◆ WHAT IS ASKED ◆
Return the listing below verbatim. Pictures do not belong in the copy.

◆ SOURCE EXCERPT ◆
********
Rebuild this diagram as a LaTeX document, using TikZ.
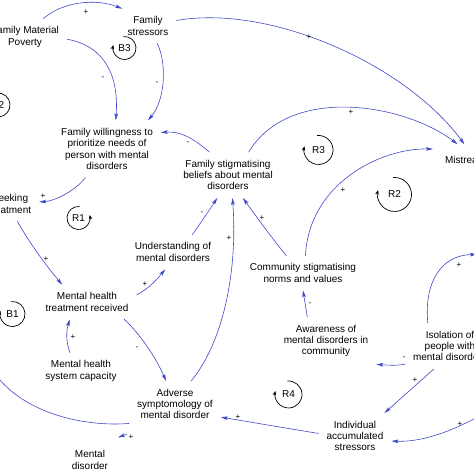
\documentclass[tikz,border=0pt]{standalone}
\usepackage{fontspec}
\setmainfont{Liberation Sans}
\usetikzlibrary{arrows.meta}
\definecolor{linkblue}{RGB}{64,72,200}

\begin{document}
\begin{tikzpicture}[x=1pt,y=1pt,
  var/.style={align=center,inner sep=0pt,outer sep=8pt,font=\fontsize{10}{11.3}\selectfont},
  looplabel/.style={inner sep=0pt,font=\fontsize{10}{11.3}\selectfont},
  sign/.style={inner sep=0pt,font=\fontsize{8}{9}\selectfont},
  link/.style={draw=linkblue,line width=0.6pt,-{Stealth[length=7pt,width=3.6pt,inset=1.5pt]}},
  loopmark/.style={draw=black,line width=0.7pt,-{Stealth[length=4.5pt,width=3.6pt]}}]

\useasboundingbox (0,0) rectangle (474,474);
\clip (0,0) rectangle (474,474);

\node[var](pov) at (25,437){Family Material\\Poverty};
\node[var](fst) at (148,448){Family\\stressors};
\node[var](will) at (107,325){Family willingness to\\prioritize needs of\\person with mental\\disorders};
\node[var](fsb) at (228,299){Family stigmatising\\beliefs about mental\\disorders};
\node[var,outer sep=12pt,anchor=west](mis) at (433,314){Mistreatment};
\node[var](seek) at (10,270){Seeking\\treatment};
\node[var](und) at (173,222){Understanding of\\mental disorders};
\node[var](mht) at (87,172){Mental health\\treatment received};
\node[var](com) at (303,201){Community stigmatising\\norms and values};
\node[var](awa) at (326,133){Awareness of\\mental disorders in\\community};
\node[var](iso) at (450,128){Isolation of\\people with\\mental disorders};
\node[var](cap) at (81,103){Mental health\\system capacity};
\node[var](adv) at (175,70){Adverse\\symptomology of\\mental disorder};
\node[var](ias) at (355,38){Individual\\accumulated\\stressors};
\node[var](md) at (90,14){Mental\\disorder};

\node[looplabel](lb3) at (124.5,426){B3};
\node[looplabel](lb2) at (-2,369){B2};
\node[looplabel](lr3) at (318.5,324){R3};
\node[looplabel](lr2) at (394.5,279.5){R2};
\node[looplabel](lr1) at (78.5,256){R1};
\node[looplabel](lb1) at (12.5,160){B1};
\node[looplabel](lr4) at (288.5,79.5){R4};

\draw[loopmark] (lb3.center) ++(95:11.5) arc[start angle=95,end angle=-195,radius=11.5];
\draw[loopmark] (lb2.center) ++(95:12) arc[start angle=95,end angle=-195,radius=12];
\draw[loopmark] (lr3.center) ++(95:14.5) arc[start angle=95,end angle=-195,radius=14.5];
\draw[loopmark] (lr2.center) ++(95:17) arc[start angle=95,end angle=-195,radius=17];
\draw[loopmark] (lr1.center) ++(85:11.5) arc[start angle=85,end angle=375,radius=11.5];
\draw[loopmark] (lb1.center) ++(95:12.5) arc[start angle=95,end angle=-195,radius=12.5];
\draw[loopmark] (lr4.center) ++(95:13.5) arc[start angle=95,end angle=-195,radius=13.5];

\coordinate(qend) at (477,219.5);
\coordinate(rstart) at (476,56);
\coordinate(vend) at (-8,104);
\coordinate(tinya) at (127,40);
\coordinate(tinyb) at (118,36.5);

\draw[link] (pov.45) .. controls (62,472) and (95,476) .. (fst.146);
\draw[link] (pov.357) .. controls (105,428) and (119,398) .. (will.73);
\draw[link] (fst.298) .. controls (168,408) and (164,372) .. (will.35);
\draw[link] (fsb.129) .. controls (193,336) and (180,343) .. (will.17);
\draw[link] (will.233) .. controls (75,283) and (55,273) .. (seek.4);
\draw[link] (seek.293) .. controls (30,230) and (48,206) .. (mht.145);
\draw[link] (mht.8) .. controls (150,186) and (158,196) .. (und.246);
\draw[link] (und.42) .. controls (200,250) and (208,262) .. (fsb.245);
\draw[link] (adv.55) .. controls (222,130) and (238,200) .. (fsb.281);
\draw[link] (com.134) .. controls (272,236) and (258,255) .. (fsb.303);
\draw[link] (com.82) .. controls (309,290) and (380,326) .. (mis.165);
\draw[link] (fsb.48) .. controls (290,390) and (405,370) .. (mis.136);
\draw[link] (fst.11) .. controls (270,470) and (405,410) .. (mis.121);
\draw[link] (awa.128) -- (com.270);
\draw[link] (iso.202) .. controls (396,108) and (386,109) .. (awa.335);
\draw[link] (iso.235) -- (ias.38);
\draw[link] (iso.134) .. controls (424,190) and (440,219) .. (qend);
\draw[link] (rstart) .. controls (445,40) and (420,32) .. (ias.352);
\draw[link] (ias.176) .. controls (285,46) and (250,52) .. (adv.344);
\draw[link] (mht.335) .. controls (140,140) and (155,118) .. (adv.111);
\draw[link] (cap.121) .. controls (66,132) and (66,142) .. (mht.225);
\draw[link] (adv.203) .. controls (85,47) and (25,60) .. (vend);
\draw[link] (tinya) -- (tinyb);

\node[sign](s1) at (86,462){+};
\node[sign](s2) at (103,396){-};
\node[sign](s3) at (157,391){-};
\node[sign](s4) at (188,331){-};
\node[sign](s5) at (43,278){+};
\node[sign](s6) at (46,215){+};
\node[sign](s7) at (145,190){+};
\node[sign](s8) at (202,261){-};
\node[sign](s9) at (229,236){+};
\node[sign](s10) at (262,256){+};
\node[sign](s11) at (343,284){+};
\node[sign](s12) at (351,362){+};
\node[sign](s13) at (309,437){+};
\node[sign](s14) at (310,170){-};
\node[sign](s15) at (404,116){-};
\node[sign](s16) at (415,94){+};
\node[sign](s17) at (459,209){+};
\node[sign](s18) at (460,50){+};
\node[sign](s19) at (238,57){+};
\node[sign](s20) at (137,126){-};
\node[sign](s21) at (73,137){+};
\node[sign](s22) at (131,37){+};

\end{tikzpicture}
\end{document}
********
◆ ANSWER TO THIS EXERCISE ◆
Rebuild this diagram as a LaTeX document, using TikZ.
\documentclass[tikz,border=0pt]{standalone}
\usepackage{fontspec}
\setmainfont{Liberation Sans}
\usetikzlibrary{arrows.meta}
\definecolor{linkblue}{RGB}{64,72,200}

\begin{document}
\begin{tikzpicture}[x=1pt,y=1pt,
  var/.style={align=center,inner sep=0pt,outer sep=8pt,font=\fontsize{10}{11.3}\selectfont},
  looplabel/.style={inner sep=0pt,font=\fontsize{10}{11.3}\selectfont},
  sign/.style={inner sep=0pt,font=\fontsize{8}{9}\selectfont},
  link/.style={draw=linkblue,line width=0.6pt,-{Stealth[length=7pt,width=3.6pt,inset=1.5pt]}},
  loopmark/.style={draw=black,line width=0.7pt,-{Stealth[length=4.5pt,width=3.6pt]}}]

\useasboundingbox (0,0) rectangle (474,474);
\clip (0,0) rectangle (474,474);

\node[var](pov) at (25,437){Family Material\\Poverty};
\node[var](fst) at (148,448){Family\\stressors};
\node[var](will) at (107,325){Family willingness to\\prioritize needs of\\person with mental\\disorders};
\node[var](fsb) at (228,299){Family stigmatising\\beliefs about mental\\disorders};
\node[var,outer sep=12pt,anchor=west](mis) at (433,314){Mistreatment};
\node[var](seek) at (10,270){Seeking\\treatment};
\node[var](und) at (173,222){Understanding of\\mental disorders};
\node[var](mht) at (87,172){Mental health\\treatment received};
\node[var](com) at (303,201){Community stigmatising\\norms and values};
\node[var](awa) at (326,133){Awareness of\\mental disorders in\\community};
\node[var](iso) at (450,128){Isolation of\\people with\\mental disorders};
\node[var](cap) at (81,103){Mental health\\system capacity};
\node[var](adv) at (175,70){Adverse\\symptomology of\\mental disorder};
\node[var](ias) at (355,38){Individual\\accumulated\\stressors};
\node[var](md) at (90,14){Mental\\disorder};

\node[looplabel](lb3) at (124.5,426){B3};
\node[looplabel](lb2) at (-2,369){B2};
\node[looplabel](lr3) at (318.5,324){R3};
\node[looplabel](lr2) at (394.5,279.5){R2};
\node[looplabel](lr1) at (78.5,256){R1};
\node[looplabel](lb1) at (12.5,160){B1};
\node[looplabel](lr4) at (288.5,79.5){R4};

\draw[loopmark] (lb3.center) ++(95:11.5) arc[start angle=95,end angle=-195,radius=11.5];
\draw[loopmark] (lb2.center) ++(95:12) arc[start angle=95,end angle=-195,radius=12];
\draw[loopmark] (lr3.center) ++(95:14.5) arc[start angle=95,end angle=-195,radius=14.5];
\draw[loopmark] (lr2.center) ++(95:17) arc[start angle=95,end angle=-195,radius=17];
\draw[loopmark] (lr1.center) ++(85:11.5) arc[start angle=85,end angle=375,radius=11.5];
\draw[loopmark] (lb1.center) ++(95:12.5) arc[start angle=95,end angle=-195,radius=12.5];
\draw[loopmark] (lr4.center) ++(95:13.5) arc[start angle=95,end angle=-195,radius=13.5];

\coordinate(qend) at (477,219.5);
\coordinate(rstart) at (476,56);
\coordinate(vend) at (-8,104);
\coordinate(tinya) at (127,40);
\coordinate(tinyb) at (118,36.5);

\draw[link] (pov.45) .. controls (62,472) and (95,476) .. (fst.146);
\draw[link] (pov.357) .. controls (105,428) and (119,398) .. (will.73);
\draw[link] (fst.298) .. controls (168,408) and (164,372) .. (will.35);
\draw[link] (fsb.129) .. controls (193,336) and (180,343) .. (will.17);
\draw[link] (will.233) .. controls (75,283) and (55,273) .. (seek.4);
\draw[link] (seek.293) .. controls (30,230) and (48,206) .. (mht.145);
\draw[link] (mht.8) .. controls (150,186) and (158,196) .. (und.246);
\draw[link] (und.42) .. controls (200,250) and (208,262) .. (fsb.245);
\draw[link] (adv.55) .. controls (222,130) and (238,200) .. (fsb.281);
\draw[link] (com.134) .. controls (272,236) and (258,255) .. (fsb.303);
\draw[link] (com.82) .. controls (309,290) and (380,326) .. (mis.165);
\draw[link] (fsb.48) .. controls (290,390) and (405,370) .. (mis.136);
\draw[link] (fst.11) .. controls (270,470) and (405,410) .. (mis.121);
\draw[link] (awa.128) -- (com.270);
\draw[link] (iso.202) .. controls (396,108) and (386,109) .. (awa.335);
\draw[link] (iso.235) -- (ias.38);
\draw[link] (iso.134) .. controls (424,190) and (440,219) .. (qend);
\draw[link] (rstart) .. controls (445,40) and (420,32) .. (ias.352);
\draw[link] (ias.176) .. controls (285,46) and (250,52) .. (adv.344);
\draw[link] (mht.335) .. controls (140,140) and (155,118) .. (adv.111);
\draw[link] (cap.121) .. controls (66,132) and (66,142) .. (mht.225);
\draw[link] (adv.203) .. controls (85,47) and (25,60) .. (vend);
\draw[link] (tinya) -- (tinyb);

\node[sign](s1) at (86,462){+};
\node[sign](s2) at (103,396){-};
\node[sign](s3) at (157,391){-};
\node[sign](s4) at (188,331){-};
\node[sign](s5) at (43,278){+};
\node[sign](s6) at (46,215){+};
\node[sign](s7) at (145,190){+};
\node[sign](s8) at (202,261){-};
\node[sign](s9) at (229,236){+};
\node[sign](s10) at (262,256){+};
\node[sign](s11) at (343,284){+};
\node[sign](s12) at (351,362){+};
\node[sign](s13) at (309,437){+};
\node[sign](s14) at (310,170){-};
\node[sign](s15) at (404,116){-};
\node[sign](s16) at (415,94){+};
\node[sign](s17) at (459,209){+};
\node[sign](s18) at (460,50){+};
\node[sign](s19) at (238,57){+};
\node[sign](s20) at (137,126){-};
\node[sign](s21) at (73,137){+};
\node[sign](s22) at (131,37){+};

\end{tikzpicture}
\end{document}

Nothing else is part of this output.